In particular, contract terms need to be scrutinised in the light of POPI requirements and what we know about the exposure of data.

And, because they have to comply with the same regulations, local cloud providers could stand to gain here - which brings us to the last point...

Mistake 12: It's not going to hurt cloud providers. But it could help local guys
In the last few years, we've had a never-ending stream of betrayals by cloud services. Hacks, password leaks, identity theft, outages and data loss. Few ever suffer more than a momentary blip in reputation, so the idea that the Internet will en bloc boycott US-based cloud services because they were complying (as they were legally required to) with heavy-handed US surveillance, is highly unlikely. Some non-US cloud services are already trying to cash in on the hype by advertising "non-Prism" services (as if their own governments are above reproach).

It's more likely that services will start to offer better support for encryption and privacy safeguards, and to compete on that basis. Of course encryption can be questionable - Microsoft has reacted angrily to claims that it has provided the NSA with decryption capability to some of its online services. But, it is possible that services can demonstrate that their security is under control of the end-user, through client-side crypto, for example, to gain momentum.
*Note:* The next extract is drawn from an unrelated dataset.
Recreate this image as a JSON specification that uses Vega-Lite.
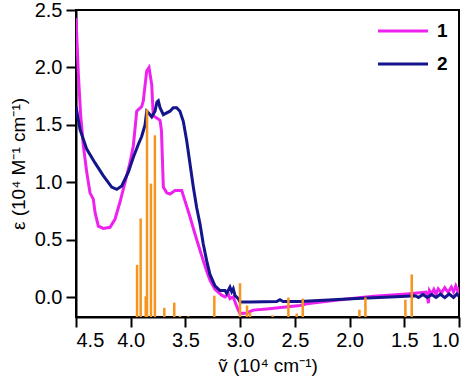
{
  "$schema": "https://vega.github.io/schema/vega-lite/v6.json",
  "width": 383,
  "height": 307,
  "autosize": {"type": "none"},
  "padding": {"left": 76, "top": 10, "right": 15, "bottom": 69},
  "background": "white",
  "config": {
    "font": "Liberation Sans",
    "view": {"stroke": "black", "strokeWidth": 2},
    "axis": {
      "domainColor": "black", "domainWidth": 2, "tickColor": "black", "tickWidth": 2,
      "grid": false, "labelFont": "Liberation Sans", "labelFontSize": 20, "labelColor": "black",
      "titleFont": "Liberation Sans", "titleFontSize": 19, "titleFontWeight": "normal", "titleColor": "black"
    }
  },
  "datasets": {
    "spectra": [
      {"s": "1", "x": 4.5, "y": 2.43},
      {"s": "1", "x": 4.479, "y": 1.95},
      {"s": "1", "x": 4.457, "y": 1.58},
      {"s": "1", "x": 4.433, "y": 1.32},
      {"s": "1", "x": 4.402, "y": 1.09},
      {"s": "1", "x": 4.372, "y": 0.91},
      {"s": "1", "x": 4.342, "y": 0.855},
      {"s": "1", "x": 4.326, "y": 0.74},
      {"s": "1", "x": 4.296, "y": 0.62},
      {"s": "1", "x": 4.251, "y": 0.6},
      {"s": "1", "x": 4.189, "y": 0.61},
      {"s": "1", "x": 4.144, "y": 0.68},
      {"s": "1", "x": 4.098, "y": 0.83},
      {"s": "1", "x": 4.052, "y": 1.0},
      {"s": "1", "x": 4.007, "y": 1.17},
      {"s": "1", "x": 3.976, "y": 1.32},
      {"s": "1", "x": 3.945, "y": 1.62},
      {"s": "1", "x": 3.9, "y": 1.66},
      {"s": "1", "x": 3.885, "y": 1.71},
      {"s": "1", "x": 3.854, "y": 1.97},
      {"s": "1", "x": 3.833, "y": 2.0},
      {"s": "1", "x": 3.808, "y": 1.85},
      {"s": "1", "x": 3.794, "y": 1.58},
      {"s": "1", "x": 3.763, "y": 1.56},
      {"s": "1", "x": 3.732, "y": 1.54},
      {"s": "1", "x": 3.719, "y": 1.45},
      {"s": "1", "x": 3.702, "y": 0.96},
      {"s": "1", "x": 3.671, "y": 0.91},
      {"s": "1", "x": 3.641, "y": 0.9},
      {"s": "1", "x": 3.595, "y": 0.93},
      {"s": "1", "x": 3.534, "y": 0.93},
      {"s": "1", "x": 3.504, "y": 0.84},
      {"s": "1", "x": 3.458, "y": 0.7},
      {"s": "1", "x": 3.412, "y": 0.55},
      {"s": "1", "x": 3.367, "y": 0.41},
      {"s": "1", "x": 3.337, "y": 0.32},
      {"s": "1", "x": 3.306, "y": 0.23},
      {"s": "1", "x": 3.276, "y": 0.15},
      {"s": "1", "x": 3.23, "y": 0.07},
      {"s": "1", "x": 3.169, "y": 0.02},
      {"s": "1", "x": 3.138, "y": 0.005},
      {"s": "1", "x": 3.108, "y": 0.03},
      {"s": "1", "x": 3.093, "y": -0.01},
      {"s": "1", "x": 3.063, "y": 0.005},
      {"s": "1", "x": 3.047, "y": -0.04},
      {"s": "1", "x": 3.017, "y": -0.11},
      {"s": "1", "x": 3.001, "y": -0.14},
      {"s": "1", "x": 2.94, "y": -0.135},
      {"s": "1", "x": 2.88, "y": -0.11},
      {"s": "1", "x": 2.757, "y": -0.1},
      {"s": "1", "x": 2.606, "y": -0.085},
      {"s": "1", "x": 2.453, "y": -0.07},
      {"s": "1", "x": 2.392, "y": -0.055},
      {"s": "1", "x": 2.087, "y": -0.02},
      {"s": "1", "x": 1.783, "y": 0.01},
      {"s": "1", "x": 1.478, "y": 0.03},
      {"s": "1", "x": 1.36, "y": 0.04},
      {"s": "1", "x": 1.3, "y": 0.046},
      {"s": "1", "x": 1.29, "y": 0.02},
      {"s": "1", "x": 1.28, "y": -0.05},
      {"s": "1", "x": 1.27, "y": 0.06},
      {"s": "1", "x": 1.25, "y": 0.03},
      {"s": "1", "x": 1.23, "y": 0.07},
      {"s": "1", "x": 1.21, "y": 0.03},
      {"s": "1", "x": 1.19, "y": 0.075},
      {"s": "1", "x": 1.16, "y": 0.04},
      {"s": "1", "x": 1.13, "y": 0.085},
      {"s": "1", "x": 1.1, "y": 0.045},
      {"s": "1", "x": 1.07, "y": 0.09},
      {"s": "1", "x": 1.05, "y": 0.05},
      {"s": "1", "x": 1.03, "y": 0.1},
      {"s": "1", "x": 1.01, "y": 0.05},
      {"s": "1", "x": 1.0, "y": 0.09},
      {"s": "2", "x": 4.5, "y": 1.66},
      {"s": "2", "x": 4.463, "y": 1.46},
      {"s": "2", "x": 4.402, "y": 1.29},
      {"s": "2", "x": 4.326, "y": 1.17},
      {"s": "2", "x": 4.251, "y": 1.06},
      {"s": "2", "x": 4.174, "y": 0.96},
      {"s": "2", "x": 4.128, "y": 0.94},
      {"s": "2", "x": 4.082, "y": 0.97},
      {"s": "2", "x": 4.022, "y": 1.09},
      {"s": "2", "x": 3.976, "y": 1.22},
      {"s": "2", "x": 3.931, "y": 1.33},
      {"s": "2", "x": 3.9, "y": 1.4},
      {"s": "2", "x": 3.869, "y": 1.5},
      {"s": "2", "x": 3.854, "y": 1.62},
      {"s": "2", "x": 3.833, "y": 1.6},
      {"s": "2", "x": 3.808, "y": 1.57},
      {"s": "2", "x": 3.778, "y": 1.62},
      {"s": "2", "x": 3.76, "y": 1.7},
      {"s": "2", "x": 3.748, "y": 1.71},
      {"s": "2", "x": 3.732, "y": 1.65},
      {"s": "2", "x": 3.702, "y": 1.59},
      {"s": "2", "x": 3.641, "y": 1.62},
      {"s": "2", "x": 3.611, "y": 1.65},
      {"s": "2", "x": 3.58, "y": 1.65},
      {"s": "2", "x": 3.55, "y": 1.62},
      {"s": "2", "x": 3.519, "y": 1.53},
      {"s": "2", "x": 3.488, "y": 1.36},
      {"s": "2", "x": 3.458, "y": 1.16},
      {"s": "2", "x": 3.428, "y": 0.96},
      {"s": "2", "x": 3.397, "y": 0.78},
      {"s": "2", "x": 3.367, "y": 0.64},
      {"s": "2", "x": 3.337, "y": 0.465},
      {"s": "2", "x": 3.306, "y": 0.32},
      {"s": "2", "x": 3.276, "y": 0.2},
      {"s": "2", "x": 3.23, "y": 0.1},
      {"s": "2", "x": 3.184, "y": 0.06},
      {"s": "2", "x": 3.138, "y": 0.06},
      {"s": "2", "x": 3.123, "y": 0.035},
      {"s": "2", "x": 3.093, "y": 0.09},
      {"s": "2", "x": 3.077, "y": 0.05},
      {"s": "2", "x": 3.063, "y": 0.075},
      {"s": "2", "x": 3.047, "y": 0.017},
      {"s": "2", "x": 3.017, "y": -0.01},
      {"s": "2", "x": 3.001, "y": -0.04},
      {"s": "2", "x": 2.91, "y": -0.04},
      {"s": "2", "x": 2.666, "y": -0.035},
      {"s": "2", "x": 2.636, "y": -0.02},
      {"s": "2", "x": 2.608, "y": -0.035},
      {"s": "2", "x": 2.453, "y": -0.035},
      {"s": "2", "x": 1.935, "y": -0.01},
      {"s": "2", "x": 1.478, "y": 0.01},
      {"s": "2", "x": 1.4, "y": 0.015},
      {"s": "2", "x": 1.37, "y": 0.0},
      {"s": "2", "x": 1.33, "y": 0.025},
      {"s": "2", "x": 1.29, "y": 0.0},
      {"s": "2", "x": 1.25, "y": 0.025},
      {"s": "2", "x": 1.21, "y": 0.0},
      {"s": "2", "x": 1.17, "y": 0.028},
      {"s": "2", "x": 1.13, "y": -0.002},
      {"s": "2", "x": 1.09, "y": 0.03},
      {"s": "2", "x": 1.05, "y": 0.0},
      {"s": "2", "x": 1.02, "y": 0.03},
      {"s": "2", "x": 1.0, "y": 0.01}
    ],
    "sticks": [
      {"x": 3.942, "h": 0.283},
      {"x": 3.909, "h": 0.687},
      {"x": 3.863, "h": 0.01},
      {"x": 3.851, "h": 1.635},
      {"x": 3.815, "h": 0.99},
      {"x": 3.779, "h": 1.41},
      {"x": 3.693, "h": -0.09},
      {"x": 3.602, "h": -0.045},
      {"x": 3.55, "h": -0.16},
      {"x": 3.474, "h": -0.165},
      {"x": 3.236, "h": 0.015},
      {"x": 3.001, "h": 0.124},
      {"x": 2.937, "h": -0.07},
      {"x": 2.91, "h": -0.13},
      {"x": 2.703, "h": -0.156},
      {"x": 2.559, "h": 0.0},
      {"x": 2.483, "h": -0.14},
      {"x": 2.428, "h": -0.01},
      {"x": 1.91, "h": -0.107},
      {"x": 1.855, "h": 0.0},
      {"x": 1.49, "h": -0.02},
      {"x": 1.432, "h": 0.2}
    ]
  },
  "layer": [
    {
      "data": {"name": "spectra"},
      "mark": {"type": "line", "strokeWidth": 3, "clip": true},
      "encoding": {
        "x": {
          "field": "x", "type": "quantitative",
          "scale": {"domain": [1, 4.5], "reverse": true, "nice": false, "zero": false},
          "axis": {
            "values": [1, 1.25, 1.5, 1.75, 2, 2.25, 2.5, 2.75, 3, 3.25, 3.5, 3.75, 4, 4.25, 4.5],
            "labelExpr": "(datum.value * 2) % 1 == 0 ? format(datum.value, '.1f') : ''",
            "tickSize": {"condition": {"test": "(datum.value * 2) % 1 != 0", "value": 6}, "value": 10},
            "labelPadding": 3, "titlePadding": 6,
            "title": "ṽ (10⁴ cm⁻¹)"
          }
        },
        "y": {
          "field": "y", "type": "quantitative",
          "scale": {"domain": [-0.17, 2.5], "nice": false, "zero": false},
          "axis": {
            "values": [0, 0.5, 1, 1.5, 2, 2.5], "format": ".1f",
            "tickSize": 10, "labelPadding": 4, "titlePadding": 6,
            "title": "ε (10⁴ M⁻¹ cm⁻¹)"
          }
        },
        "color": {
          "field": "s", "type": "nominal",
          "scale": {"domain": ["1", "2"], "range": ["#EE22EE", "#14148C"]},
          "legend": {
            "title": null, "orient": "none", "legendX": 313, "legendY": 7,
            "symbolType": "M-2,0H2", "symbolSize": 625, "symbolStrokeWidth": 3,
            "labelFontSize": 19, "labelFontWeight": "bold", "labelColor": "black",
            "labelOffset": 20, "padding": 0, "rowPadding": 9
          }
        },
        "order": {"field": "x", "sort": "descending"}
      }
    },
    {
      "data": {"name": "sticks"},
      "mark": {"type": "rule", "color": "#F7941D", "strokeWidth": 2.5},
      "encoding": {
        "x": {"field": "x", "type": "quantitative"},
        "y": {"field": "h", "type": "quantitative"},
        "y2": {"datum": -0.17}
      }
    }
  ]
}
For the most part, companies and individuals will continue to use cloud services (hopefully having done their data risk assessments) without much concern. More scrutiny may be placed on the contract terms between cloud providers and their customers, and security standards which include provision for these issues could become higher profile.

For sensitive data which does suggest concern, particularly in regulatory issues, there's only one way to minimise your exposure, and that is to house that data yourself, or with a partner who shares the same regulatory requirements. A local host might well be giving up data to the government, but at least it's your government.


Amazon won't even notice the drop in business, but to comparatively smaller scale local operations, Prism and its ilk could be a windfall if they position themselves right.